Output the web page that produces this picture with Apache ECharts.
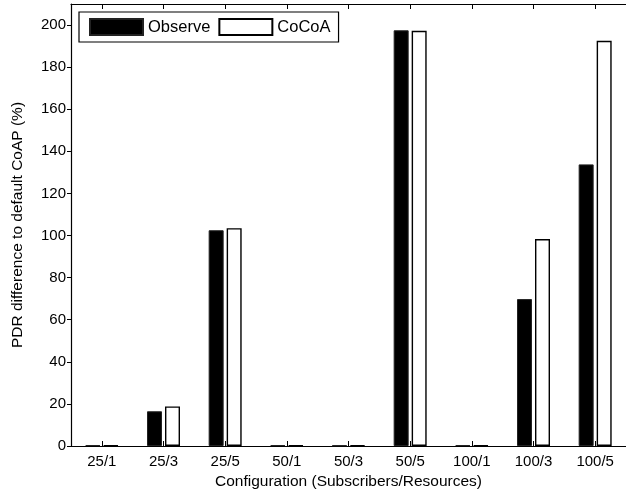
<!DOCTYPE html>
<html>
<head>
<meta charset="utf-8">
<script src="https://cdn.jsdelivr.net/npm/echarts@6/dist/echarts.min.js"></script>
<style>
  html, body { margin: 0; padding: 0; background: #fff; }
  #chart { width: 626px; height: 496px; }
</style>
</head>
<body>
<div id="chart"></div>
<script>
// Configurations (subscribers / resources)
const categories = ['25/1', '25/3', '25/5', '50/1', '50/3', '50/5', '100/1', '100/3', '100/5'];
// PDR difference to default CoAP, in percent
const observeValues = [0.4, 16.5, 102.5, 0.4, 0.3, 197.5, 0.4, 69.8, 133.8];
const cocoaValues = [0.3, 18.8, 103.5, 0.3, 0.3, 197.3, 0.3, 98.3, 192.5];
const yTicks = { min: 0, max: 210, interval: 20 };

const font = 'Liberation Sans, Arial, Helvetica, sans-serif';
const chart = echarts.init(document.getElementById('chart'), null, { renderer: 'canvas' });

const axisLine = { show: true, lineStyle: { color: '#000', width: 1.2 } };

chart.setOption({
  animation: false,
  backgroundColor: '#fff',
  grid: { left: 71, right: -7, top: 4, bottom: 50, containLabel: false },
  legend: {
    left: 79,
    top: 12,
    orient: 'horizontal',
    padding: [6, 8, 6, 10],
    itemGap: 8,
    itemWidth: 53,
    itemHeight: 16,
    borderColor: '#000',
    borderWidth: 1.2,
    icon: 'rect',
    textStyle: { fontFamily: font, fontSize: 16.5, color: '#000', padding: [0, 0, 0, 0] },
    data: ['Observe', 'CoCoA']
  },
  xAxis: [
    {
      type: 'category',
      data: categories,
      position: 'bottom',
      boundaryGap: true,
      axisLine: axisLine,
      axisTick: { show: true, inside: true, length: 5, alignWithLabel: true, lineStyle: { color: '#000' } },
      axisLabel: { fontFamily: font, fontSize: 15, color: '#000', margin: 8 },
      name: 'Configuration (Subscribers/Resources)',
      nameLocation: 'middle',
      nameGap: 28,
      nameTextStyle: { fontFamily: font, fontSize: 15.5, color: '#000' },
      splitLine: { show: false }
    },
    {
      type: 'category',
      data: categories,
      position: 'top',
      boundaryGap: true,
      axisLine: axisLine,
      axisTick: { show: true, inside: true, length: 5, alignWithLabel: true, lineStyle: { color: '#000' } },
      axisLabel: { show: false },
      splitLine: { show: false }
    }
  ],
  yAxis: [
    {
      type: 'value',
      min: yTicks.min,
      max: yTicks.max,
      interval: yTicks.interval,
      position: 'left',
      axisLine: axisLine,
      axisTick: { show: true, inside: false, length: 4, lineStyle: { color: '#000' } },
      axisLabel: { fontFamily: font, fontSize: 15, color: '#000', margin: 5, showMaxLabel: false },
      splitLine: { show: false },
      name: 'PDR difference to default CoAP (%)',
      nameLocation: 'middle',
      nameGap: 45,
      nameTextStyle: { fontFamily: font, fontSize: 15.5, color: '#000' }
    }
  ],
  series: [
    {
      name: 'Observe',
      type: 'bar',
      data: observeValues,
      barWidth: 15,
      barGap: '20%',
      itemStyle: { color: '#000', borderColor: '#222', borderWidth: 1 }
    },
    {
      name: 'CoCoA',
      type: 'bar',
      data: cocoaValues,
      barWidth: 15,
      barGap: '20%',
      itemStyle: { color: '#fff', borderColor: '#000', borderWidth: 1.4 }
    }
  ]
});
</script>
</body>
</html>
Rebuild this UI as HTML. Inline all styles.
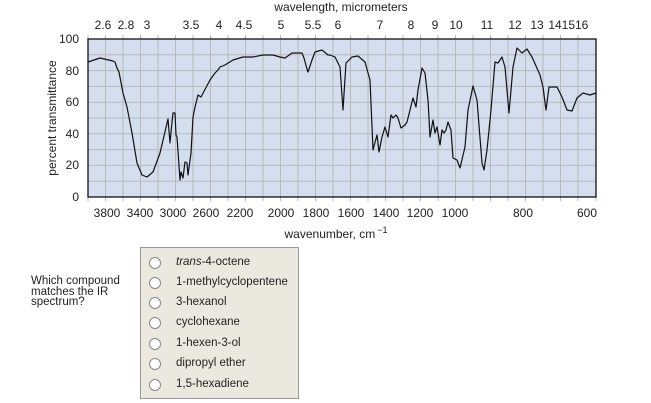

» What is asked: Which lines of the material contain the string "this"? List each of them.

» Correct response:
Output the web page that produces this picture with Apache ECharts.
Rebuild this UI as HTML. Inline all styles.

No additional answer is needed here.